In contrast to Studnicki’s study, the American College of Obstetricians and Gynecologists notes that studies looking at tens of thousands of medication abortions have concluded that “Serious side effects occur in less than 1 percent of patients, and major adverse events—significant infection, blood loss, or hospitalization—occur in less than 0.3 percent of patients. The risk of death is almost non-existent.”
Re-review
Upon receiving a complaint about the quality of Studnicki’s 2021 study, Sage began a review, asking an independent reviewer with statistical expertise to look it over. The reviewer found two of the study’s data figures misleading. “[T]he article’s presentation of the data in Figures 2 and 3 leads to an inaccurate conclusion and that the composition of the cohort studied has problems that could affect the article’s conclusions,” Sage wrote in its retraction notice.
Sage also looked into the concern that the authors had conflicts of interest—finding that they did. All but one of the study’s authors were linked to one or more anti-abortion advocacy organization, despite that they all had declared no conflicts of interest when they submitted the article for publication or in the article itself, Sage noted. Moreover, one of the peer-reviewers—tasked with reviewing the study manuscript and deciding if it was worthy of publication—was also associated with the Charlotte Lozier Institute at the time of the review. Sage determined that the peer review process was compromised and noted that the same reviewer also reviewed two other studies led by Studnicki—the two other studies Sage retracted, one published in 2022 and the other in 2019.
The 2022 study is the other study referenced in the mifepristone legal cases, titled “A Post Hoc Exploratory Analysis: Induced Abortion Complications Mistaken for Miscarriage in the Emergency Room are a Risk Factor for Hospitalization.” This study also had problems with its methodology and conflicts of interest, Sage found.

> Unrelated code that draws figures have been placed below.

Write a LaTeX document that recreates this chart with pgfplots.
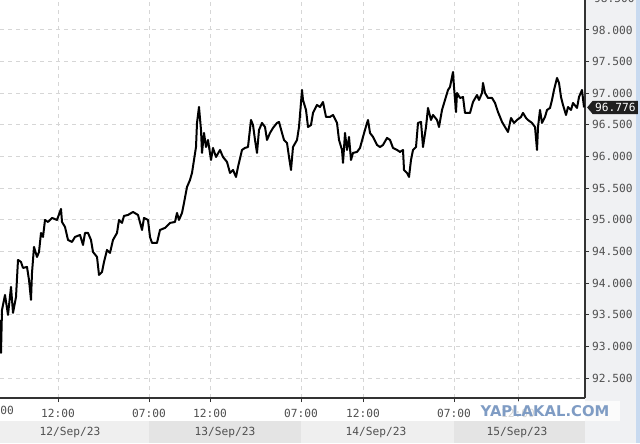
\documentclass[border=0pt]{standalone}
\usepackage{pgfplots}
\pgfplotsset{compat=1.18}
\usepackage{fontspec}
\setmainfont{DejaVu Sans Mono}
\newfontfamily\wmfont{DejaVu Sans}
\usetikzlibrary{shapes.symbols}
\definecolor{lbl}{HTML}{505050}
\definecolor{axc}{HTML}{333333}
\definecolor{gridc}{HTML}{D6D6D6}
\definecolor{panel}{HTML}{F0F1F3}
\definecolor{bandA}{HTML}{EFEFEF}
\definecolor{bandB}{HTML}{E4E4E4}
\definecolor{strip}{HTML}{C8DAF0}
\definecolor{wm}{HTML}{7F9CC4}
\begin{document}
\begin{tikzpicture}[x=0.5pt,y=0.5pt]
\fill[white] (0,0) rectangle (640,443);
\fill[panel] (585,0) rectangle (640,443);
\fill[strip] (636,0) rectangle (640,443);
\fill[bandA] (0,0) rectangle (149,22);
\fill[bandB] (149,0) rectangle (301,22);
\fill[bandA] (301,0) rectangle (454,22);
\fill[bandB] (454,0) rectangle (585,22);
\begin{axis}[
  at={(0pt,221.5pt)}, anchor=north west,
  scale only axis, width=292.5pt, height=199pt,
  xmin=0, xmax=585, ymin=92.184, ymax=98.474,
  axis x line*=bottom, axis y line*=right,
  axis line style={axc, line width=0.6pt},
  clip=false,
  xtick={58,149,210,301,363,454,518},
  xticklabels={12:00,07:00,12:00,07:00,12:00,07:00,12:00},
  ytick={92.5,93,93.5,94,94.5,95,95.5,96,96.5,97,97.5,98},
  yticklabel pos=right,
  tick align=outside, major tick length=2pt,
  tick style={axc, line width=0.5pt},
  grid=major,
  major grid style={gridc, line width=0.5pt, dash pattern=on 2pt off 2pt},
  ticklabel style={font=\fontsize{5.6}{6}\selectfont, text=lbl},
  /pgf/number format/assume math mode=true,
  yticklabel style={xshift=-2pt, /pgf/number format/.cd, fixed, fixed zerofill, precision=3, 1000 sep={}},
]
\addplot[black, line width=1pt, line join=round] coordinates {
(0,93.418) (1,92.897) (2,93.576) (5,93.813) (8,93.497) (11,93.940) (13,93.529) (16,93.781)
(18,94.366) (21,94.334) (23,94.240) (27,94.255) (29,94.050) (31,93.734) (32,94.161) (34,94.572)
(37,94.413) (39,94.492) (41,94.793) (43,94.729) (45,94.998) (48,94.966) (52,95.030) (57,94.998)
(61,95.172) (62,94.966) (65,94.887) (68,94.682) (72,94.650) (75,94.729) (80,94.761) (83,94.603)
(85,94.793) (88,94.793) (91,94.682) (93,94.492) (97,94.413) (99,94.129) (102,94.176) (104,94.334)
(107,94.524) (110,94.477) (113,94.682) (117,94.793) (119,94.998) (122,94.951) (124,95.061) (128,95.077)
(133,95.124) (138,95.077) (142,94.840) (144,95.030) (148,94.998) (150,94.729) (152,94.635) (157,94.635)
(160,94.840) (165,94.872) (170,94.951) (175,94.966) (177,95.109) (179,94.998) (182,95.109) (184,95.267)
(187,95.519) (190,95.630) (192,95.741) (194,95.946) (196,96.151) (197,96.531) (199,96.783) (201,96.420)
(202,96.057) (204,96.373) (206,96.151) (208,96.262) (211,95.946) (213,96.136) (216,95.993) (220,96.104)
(223,95.993) (227,95.914) (230,95.741) (233,95.788) (236,95.677) (238,95.836) (242,96.104) (245,96.136)
(248,96.151) (251,96.578) (253,96.499) (255,96.262) (257,96.057) (259,96.420) (262,96.531) (265,96.467)
(267,96.262) (270,96.373) (273,96.452) (277,96.531) (279,96.547) (282,96.373) (284,96.262) (287,96.215)
(289,95.993) (291,95.788) (293,96.151) (297,96.262) (299,96.467) (302,97.052) (303,96.894) (306,96.736)
(308,96.467) (311,96.499) (313,96.689) (317,96.815) (320,96.783) (323,96.862) (326,96.626) (330,96.626)
(333,96.657) (337,96.531) (339,96.262) (342,96.104) (343,95.899) (345,96.373) (347,96.104) (349,96.310)
(351,95.946) (353,96.057) (357,96.073) (360,96.136) (363,96.310) (367,96.531) (368,96.578) (370,96.373)
(373,96.310) (377,96.183) (380,96.151) (383,96.183) (387,96.294) (390,96.262) (393,96.136) (397,96.104)
(400,96.073) (403,96.104) (404,95.788) (407,95.741) (409,95.677) (411,95.946) (413,96.104) (416,96.151)
(418,96.531) (421,96.547) (423,96.151) (426,96.467) (428,96.768) (431,96.578) (433,96.657) (437,96.578)
(439,96.467) (442,96.736) (445,96.894) (448,97.052) (450,97.099) (453,97.336) (454,97.099) (456,96.704)
(457,97.005) (460,96.926) (463,96.941) (465,96.689) (470,96.689) (473,96.862) (477,96.973) (479,96.894)
(482,97.005) (483,97.163) (485,97.005) (488,96.926) (492,96.926) (495,96.847) (498,96.704) (502,96.547)
(505,96.467) (508,96.388) (511,96.610) (514,96.531) (517,96.578) (521,96.626) (523,96.689) (526,96.610)
(528,96.578) (532,96.531) (535,96.467) (537,96.104) (538,96.467) (540,96.736) (542,96.531) (545,96.626)
(547,96.736) (550,96.768) (552,96.894) (554,97.052) (557,97.242) (559,97.163) (561,96.941) (563,96.815)
(566,96.657) (568,96.783) (571,96.736) (573,96.847) (577,96.768) (579,96.941) (582,97.052) (584,96.776)
};
\node[signal, signal to=west, signal pointer angle=100, fill=black!88, text=white, inner xsep=1.2pt, inner ysep=1.2pt,
  anchor=west, font=\fontsize{5.6}{6}\selectfont, xshift=0.8pt] at (axis cs:585,96.776) {96.776};
\end{axis}
\node[anchor=west, font=\fontsize{5.6}{6}\selectfont, text=lbl] at (587,444.6) {98.500};
\draw[axc, line width=0.5pt] (585,444.6) -- (589,444.6);
\node[font=\fontsize{5.6}{6}\selectfont, text=lbl] at (-3,33) {07:00};
\node[font=\fontsize{5.6}{6}\selectfont, text=lbl] at (70,10) {12/Sep/23};
\node[font=\fontsize{5.6}{6}\selectfont, text=lbl] at (225,10) {13/Sep/23};
\node[font=\fontsize{5.6}{6}\selectfont, text=lbl] at (376,10) {14/Sep/23};
\node[font=\fontsize{5.6}{6}\selectfont, text=lbl] at (517,10) {15/Sep/23};
\fill[white, opacity=0.75] (470,22) rectangle (620,42);
\node[font=\wmfont\bfseries\fontsize{7.4}{8}\selectfont, text=wm] at (545,32) {YAPLAKAL.COM};
\pgfresetboundingbox
\path[use as bounding box] (0,0) rectangle (640,443);
\end{tikzpicture}
\end{document}
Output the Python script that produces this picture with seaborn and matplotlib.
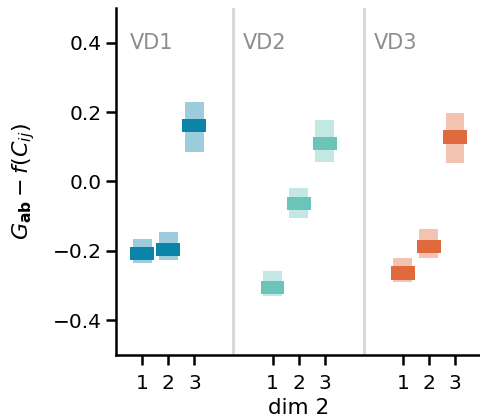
import numpy as np
import matplotlib
matplotlib.use("Agg")
import matplotlib.pyplot as plt
import seaborn as sns

groups = ["VD1", "VD2", "VD3"]
dims = [1, 2, 3]
means = {
    "VD1": [-0.207, -0.197, 0.162],
    "VD2": [-0.306, -0.063, 0.109],
    "VD3": [-0.264, -0.188, 0.128],
}
ci_low = {
    "VD1": [-0.236, -0.227, 0.086],
    "VD2": [-0.330, -0.105, 0.056],
    "VD3": [-0.289, -0.222, 0.054],
}
ci_high = {
    "VD1": [-0.167, -0.146, 0.229],
    "VD2": [-0.258, -0.018, 0.178],
    "VD3": [-0.220, -0.136, 0.198],
}
label_x = [0.52, 4.85, 9.9]
colors = {"VD1": "#0a84a8", "VD2": "#6ac4b9", "VD3": "#e0693d"}

sns.set_style("ticks", {"axes.edgecolor": "black", "xtick.color": "black",
                        "ytick.color": "black", "text.color": "black",
                        "axes.labelcolor": "black"})
plt.rcParams["font.family"] = ["DejaVu Sans"]

fig = plt.figure(figsize=(4.8, 4.19), dpi=100)
ax = fig.add_axes([0.242, 0.153, 0.76, 0.828])

group_gap = 5
mean_h = 0.038
for gi, g in enumerate(groups):
    xs = np.array(dims) + gi * group_gap
    lo = np.array(ci_low[g])
    hi = np.array(ci_high[g])
    mu = np.array(means[g])
    ax.bar(xs, hi - lo, bottom=lo, width=0.72, color=colors[g], alpha=0.4,
           linewidth=0)
    ax.bar(xs, np.full(len(xs), mean_h), bottom=mu - mean_h / 2, width=0.92,
           color=colors[g], linewidth=0)
    ax.text(label_x[gi], 0.4, g, color="#8c8c8c", fontsize=15,
            ha="left", va="center")
    if gi > 0:
        ax.axvline(gi * group_gap - 0.5, color="#d9d9d9", lw=2.2, zorder=0)

ticks = [d + gi * group_gap for gi in range(len(groups)) for d in dims]
ax.set_xticks(ticks)
ax.set_xticklabels([str(d) for gi in range(len(groups)) for d in dims])
ax.set_xlim(0, 14)
ax.set_ylim(-0.5, 0.5)
ax.set_yticks([-0.4, -0.2, 0.0, 0.2, 0.4])
ax.set_yticklabels(["\u22120.4", "\u22120.2", "0.0", "0.2", "0.4"])
ax.tick_params(labelsize=14.5, width=1.8, length=7, colors="black")
ax.tick_params(axis="x", pad=7)
for s in ["left", "bottom"]:
    ax.spines[s].set_linewidth(1.8)
sns.despine(ax=ax)
ax.set_xlabel("dim 2", fontsize=15.5, labelpad=3)
ax.set_ylabel(r"$G_{\mathbf{ab}} - f(C_{ij})$", fontsize=16, labelpad=11)

fig.savefig("out.png", dpi=100)
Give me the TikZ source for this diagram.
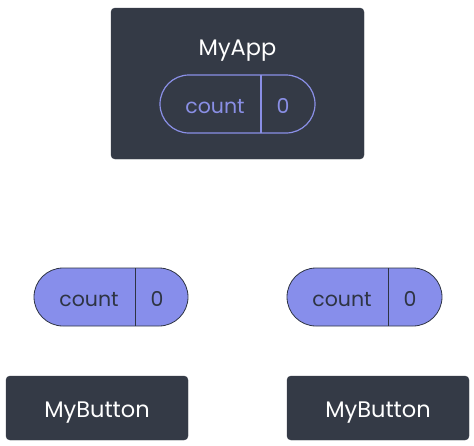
\documentclass[tikz,border=0pt]{standalone}
\usepackage{fontspec}
\setmainfont{Poppins}
\definecolor{darkbox}{HTML}{343A46}
\definecolor{pillfill}{HTML}{878EEB}
\definecolor{pilltop}{HTML}{8A8FE6}
\definecolor{pilldark}{HTML}{2E3443}
\begin{document}
\begin{tikzpicture}[x=1pt,y=-1pt,
  compbox/.style={fill=darkbox,draw=darkbox,rounded corners=4pt},
  pilltext/.style={font=\fontsize{20.5}{24}\selectfont,anchor=base,inner sep=0pt},
  boxtext/.style={font=\fontsize{22.5}{26}\selectfont,text=white,anchor=base,inner sep=0pt}]
\useasboundingbox (0,0) rectangle (474,445);
% MyApp
\path[compbox] (111,8) rectangle (364,159);
\node[boxtext] (app) at (237.5,55) {MyApp};
\draw[pilltop,line width=1.2pt,rounded corners=29pt] (160,75) rectangle (315,133);
\draw[pilltop,line width=1.2pt] (261,75) -- (261,133);
\node[pilltext,text=pilltop] (appcount) at (215,113) {count};
\node[pilltext,text=pilltop] (appzero) at (283,113) {0};
% left pill
\draw[fill=pillfill,draw=pilldark,line width=0.8pt,rounded corners=29pt] (34,268) rectangle (188,326);
\draw[pilldark,line width=0.8pt] (135,268) -- (135,326);
\node[pilltext,text=pilldark] (lcount) at (89,306) {count};
\node[pilltext,text=pilldark] (lzero) at (157,306) {0};
% right pill
\draw[fill=pillfill,draw=pilldark,line width=0.8pt,rounded corners=29pt] (287,268) rectangle (442,326);
\draw[pilldark,line width=0.8pt] (388,268) -- (388,326);
\node[pilltext,text=pilldark] (rcount) at (342,306) {count};
\node[pilltext,text=pilldark] (rzero) at (410,306) {0};
% buttons
\path[compbox] (6,376) rectangle (188,440);
\node[boxtext] (lbtn) at (97,417) {MyButton};
\path[compbox] (287,376) rectangle (469,440);
\node[boxtext] (rbtn) at (378,417) {MyButton};
\end{tikzpicture}
\end{document}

In all, Sage had two subject-matter experts start a fresh peer review for all three of the studies and concluded they should all be retracted. In the retraction notice, Sage summarized the findings:
In the 2021 and 2022 articles, which rely on the same dataset, both experts identified fundamental problems with the study design and methodology, unjustified or incorrect factual assumptions, material errors in the authors’ analysis of the data, and misleading presentations of the data that, in their opinions, demonstrate a lack of scientific rigor and invalidate the authors’ conclusions in whole or in part. In the 2019 article, which relies on a different dataset, both experts identified unsupported assumptions and misleading presentations of the findings that, in their opinions, demonstrate a lack of scientific rigor and render the authors’ conclusion unreliable.
Studnicki told Retraction Watch that the retractions were “a blatant attempt to discredit excellent research which is incongruent with a preferred abortion narrative.” He also shared a point-by-point rebuttal to findings by Sage’s reviewers.
According to reporting from the conservative news outlet, the Daily Wire, Studnicki was also removed from his position on the editorial board for the Health Services Research and Managerial Epidemiology following the decision to retract the studies late last year.